In L.L. Bean, Inc. v. Drake Publishers, Inc., High Society magazine published a parody titled "L.L. Beam's Back-To-School-Sex-Catalog," which imitated L.L. Bean's catalog using crude humor and sexually explicit images. L.L. Bean filed a lawsuit claiming trademark infringement, unfair competition, trademark dilution, deceptive trade practices, and trade libel, among others, and sought a temporary restraining order to remove the magazine issue from circulation. The U.S. District Court for the District of Maine denied the temporary restraining order and later granted summary judgment for Drake on some claims while granting L.L. Bean summary judgment on the trademark dilution claim under Maine law. The court found that the parody tarnished L.L. Bean's trademark but rejected the argument that Maine's statute did not apply to parody. The court issued an injunction to prohibit further publication or distribution of the parody. Drake Publishers then appealed the injunction, arguing it violated the First Amendment.

Issue

The main issue was whether the injunction against Drake Publishers' parody violated the First Amendment's free speech protections.

Holding

(

Bownes, J.

)

The U.S. Court of Appeals for the First Circuit held that the injunction violated the First Amendment because the parody constituted noncommercial speech, which is protected under the First Amendment, and therefore the application of Maine's anti-dilution statute was unconstitutional in this context.

Reasoning

The U.S. Court of Appeals for the First Circuit reasoned that parody is a protected form of expression under the First Amendment, and the application of Maine's anti-dilution statute in this case improperly extended into the realm of expression beyond commercial contexts. The court emphasized that trademarks often become part of public discourse and thus are natural targets for parody.

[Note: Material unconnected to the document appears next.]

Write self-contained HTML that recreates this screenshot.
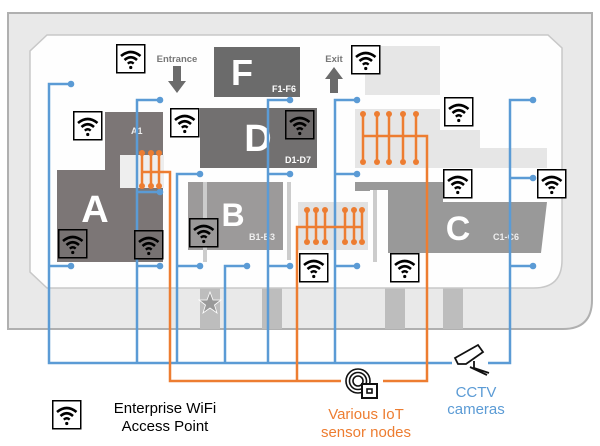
<!DOCTYPE html>
<html><head><meta charset="utf-8"><style>
html,body{margin:0;padding:0;background:#fff;}
svg{display:block;font-family:"Liberation Sans",sans-serif;}
</style></head><body>
<svg width="600" height="446" viewBox="0 0 600 446" xmlns="http://www.w3.org/2000/svg">
<defs>
<g id="wf">
<rect x="0.75" y="0.75" width="28" height="28" stroke="#000" stroke-width="1.5"/>
<path d="M5 12 Q14.75 4 24.5 12" fill="none" stroke="#000" stroke-width="2.6"/>
<path d="M8.5 16 Q14.75 10.5 21 16" fill="none" stroke="#000" stroke-width="2.6"/>
<path d="M11.8 19.6 Q14.75 17 17.7 19.6" fill="none" stroke="#000" stroke-width="2.4"/>
<circle cx="14.75" cy="23.5" r="1.6" fill="#000"/>
</g>
</defs>
<!-- outer frame -->
<path d="M8 13 H592 V300 Q592 329 563 329 H8 Z" fill="#e9e9e9" stroke="#b0b0b0" stroke-width="2"/>
<!-- parking columns -->
<rect x="200" y="288" width="20" height="41" fill="#bdbdbd"/>
<rect x="262" y="288" width="20" height="41" fill="#bdbdbd"/>
<rect x="385" y="288" width="20" height="41" fill="#bdbdbd"/>
<rect x="443" y="288" width="20" height="41" fill="#bdbdbd"/>
<path d="M210 292 l3 8 h8 l-6.5 5 l2.5 8 l-7 -5 l-7 5 l2.5 -8 l-6.5 -5 h8 Z" fill="#999" stroke="#fff" stroke-width="0.8"/>
<!-- inner white -->
<path d="M47 35 H548 L562 48 V260 Q562 288 534 288 H47 L30 272 V51 Z" fill="#fefefe" stroke="#c8c8c8" stroke-width="1.5"/>
<!-- light areas -->
<rect x="365" y="46" width="75" height="49" fill="#e6e6e6"/>
<path d="M355 109 H440 V130 H480 V148 H547 V168 H355 Z" fill="#e6e6e6"/>
<rect x="298" y="202" width="70" height="48" fill="#e2e2e2"/>
<!-- buildings -->
<rect x="214" y="47" width="86" height="50" fill="#6b6b6b"/>
<text x="242" y="85" font-size="36" font-weight="bold" fill="#fff" text-anchor="middle">F</text>
<text x="284" y="92" font-size="9" font-weight="bold" fill="#fff" text-anchor="middle">F1-F6</text>
<rect x="200" y="108" width="117" height="60" fill="#727070"/>
<text x="258" y="151" font-size="38" font-weight="bold" fill="#fff" text-anchor="middle">D</text>
<text x="298" y="163" font-size="9" font-weight="bold" fill="#fff" text-anchor="middle">D1-D7</text>
<path d="M105 112 H163 V262 H57 V170 H105 Z" fill="#7c7676"/>
<rect x="120" y="155" width="44" height="33" fill="#eee"/>
<text x="131" y="134" font-size="9" font-weight="bold" fill="#eee">A1</text>
<text x="95" y="222" font-size="38" font-weight="bold" fill="#fff" text-anchor="middle">A</text>
<rect x="188" y="182" width="95" height="68" fill="#9c9a9a"/>
<text x="233" y="226" font-size="32" font-weight="bold" fill="#fff" text-anchor="middle">B</text>
<text x="262" y="240" font-size="9" font-weight="bold" fill="#eee" text-anchor="middle">B1-B3</text>
<rect x="203" y="182" width="4" height="80" fill="#ccc"/>
<rect x="287" y="182" width="4" height="78" fill="#ccc"/>
<rect x="373" y="182" width="4" height="80" fill="#ccc"/>
<path d="M355 182 H443 V202 H547 L541 253 H388 V190 H355 Z" fill="#999"/>
<rect x="355" y="182" width="15" height="9" fill="#999"/>
<text x="458" y="240" font-size="34" font-weight="bold" fill="#fff" text-anchor="middle">C</text>
<text x="506" y="240" font-size="9" font-weight="bold" fill="#eee" text-anchor="middle">C1-C6</text>
<!-- arrows -->
<text x="177" y="62" font-size="9.5" font-weight="bold" fill="#777" text-anchor="middle">Entrance</text>
<path d="M173 66 H181 V81 H186 L177 93 L168 81 H173 Z" fill="#6b6b6b"/>
<text x="334" y="62" font-size="9.5" font-weight="bold" fill="#777" text-anchor="middle">Exit</text>
<path d="M330 93 H338 V79 H343 L334 67 L325 79 H330 Z" fill="#6b6b6b"/>
<!-- blue network -->
<g stroke="#5b9bd5" stroke-width="2.5" fill="none">
<path d="M71 84 H49 V363 H452"/>
<path d="M488 363 H510 V100 H533"/>
<path d="M49 266 H71"/>
<path d="M160 100 H137 V363"/>
<path d="M137 192 H160 M137 266 H160"/>
<path d="M200 174 H177 V363 M177 266 H200"/>
<path d="M247 266 H225 V363"/>
<path d="M290 100 H268 V363 M268 174 H290 M268 266 H290"/>
<path d="M357 100 H335 V363 M335 174 H357 M335 266 H357"/>
<path d="M510 178 H533 M510 266 H533"/>
</g>
<g fill="#5b9bd5">
<circle cx="71" cy="84" r="3.3"/><circle cx="71" cy="266" r="3.3"/>
<circle cx="160" cy="100" r="3.3"/><circle cx="160" cy="192" r="3.3"/><circle cx="160" cy="266" r="3.3"/>
<circle cx="200" cy="174" r="3.3"/><circle cx="200" cy="266" r="3.3"/>
<circle cx="247" cy="266" r="3.3"/>
<circle cx="290" cy="100" r="3.3"/><circle cx="290" cy="174" r="3.3"/><circle cx="290" cy="266" r="3.3"/>
<circle cx="357" cy="100" r="3.3"/><circle cx="357" cy="174" r="3.3"/><circle cx="357" cy="266" r="3.3"/>
<circle cx="533" cy="100" r="3.3"/><circle cx="533" cy="178" r="3.3"/><circle cx="533" cy="266" r="3.3"/>
</g>
<!-- orange network -->
<g stroke="#ed7d31" stroke-width="2.5" fill="none">
<path d="M143 172 H170 V381 H341"/>
<path d="M142 153 V186 M151 153 V186 M159 153 V186"/>
<path d="M383 381 H427 V136 H363"/>
<path d="M363 114 V162 M377 114 V162 M389 114 V162 M403 114 V162 M416 114 V162"/>
<path d="M297 381 V227 H363"/>
<path d="M307 210 V242 M316 210 V242 M325 210 V242 M345 210 V242 M354 210 V242 M362 210 V242"/>
</g>
<g fill="#ed7d31">
<circle cx="142" cy="153" r="3"/><circle cx="151" cy="153" r="3"/><circle cx="159" cy="153" r="3"/>
<circle cx="142" cy="186" r="3"/><circle cx="151" cy="186" r="3"/><circle cx="159" cy="186" r="3"/>
<circle cx="363" cy="114" r="3"/><circle cx="377" cy="114" r="3"/><circle cx="389" cy="114" r="3"/><circle cx="403" cy="114" r="3"/><circle cx="416" cy="114" r="3"/>
<circle cx="363" cy="162" r="3"/><circle cx="377" cy="162" r="3"/><circle cx="389" cy="162" r="3"/><circle cx="403" cy="162" r="3"/><circle cx="416" cy="162" r="3"/>
<circle cx="307" cy="210" r="3"/><circle cx="316" cy="210" r="3"/><circle cx="325" cy="210" r="3"/><circle cx="345" cy="210" r="3"/><circle cx="354" cy="210" r="3"/><circle cx="362" cy="210" r="3"/>
<circle cx="307" cy="242" r="3"/><circle cx="316" cy="242" r="3"/><circle cx="325" cy="242" r="3"/><circle cx="345" cy="242" r="3"/><circle cx="354" cy="242" r="3"/><circle cx="362" cy="242" r="3"/>
</g>
<!-- wifi icons -->
<use href="#wf" x="116" y="44" fill="#fff"/>
<use href="#wf" x="73" y="111" fill="#fff"/>
<use href="#wf" x="170" y="108" fill="#fff"/>
<use href="#wf" x="285" y="110" fill="#6e6a6a"/>
<use href="#wf" x="58" y="229" fill="#777272"/>
<use href="#wf" x="134" y="230" fill="#777272"/>
<use href="#wf" x="189" y="218" fill="#9a9898"/>
<use href="#wf" x="351" y="45" fill="#fff"/>
<use href="#wf" x="444" y="97" fill="#fff"/>
<use href="#wf" x="443" y="169" fill="#fff"/>
<use href="#wf" x="537" y="169" fill="#fff"/>
<use href="#wf" x="299" y="253" fill="#fff"/>
<use href="#wf" x="390" y="253" fill="#fff"/>
<use href="#wf" x="52" y="400" fill="#fff"/>
<!-- sensor icon -->
<g fill="none" stroke="#111" stroke-width="1.6">
<circle cx="358" cy="381" r="12"/><circle cx="358" cy="381" r="8.5"/><circle cx="358" cy="381" r="5"/>
<rect x="362" y="384" width="15" height="14" fill="#fff" stroke-width="2"/>
<rect x="367" y="389" width="5" height="4"/>
</g>
<!-- camera -->
<g fill="#fff" stroke="#111" stroke-width="1.8">
<path d="M470 367 L487 375 M474 361 L474 368 L489 373"/>
<path d="M455 358 L478 345 L483 352 L466 364 L458 364 Z"/>
</g>
<!-- legend text -->
<text x="165" y="413" font-size="15" fill="#000" text-anchor="middle">Enterprise WiFi</text>
<text x="165" y="431" font-size="15" fill="#000" text-anchor="middle">Access Point</text>
<text x="366" y="419" font-size="15" fill="#ed7d31" text-anchor="middle">Various IoT</text>
<text x="366" y="437" font-size="15" fill="#ed7d31" text-anchor="middle">sensor nodes</text>
<text x="476" y="397" font-size="15" fill="#5b9bd5" text-anchor="middle">CCTV</text>
<text x="476" y="414" font-size="15" fill="#5b9bd5" text-anchor="middle">cameras</text>
</svg>
</body></html>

It distinguished between commercial and noncommercial uses, noting that Drake Publishers' use of the L.L. Bean trademark was purely for parody and not for marketing or identifying goods or services. The court also noted that parody, while often offensive, serves as a form of social and literary criticism deserving of substantial freedom. Given that the parody did not cause confusion about the source of goods or services, enjoining its publication was an impermissible restriction on free speech.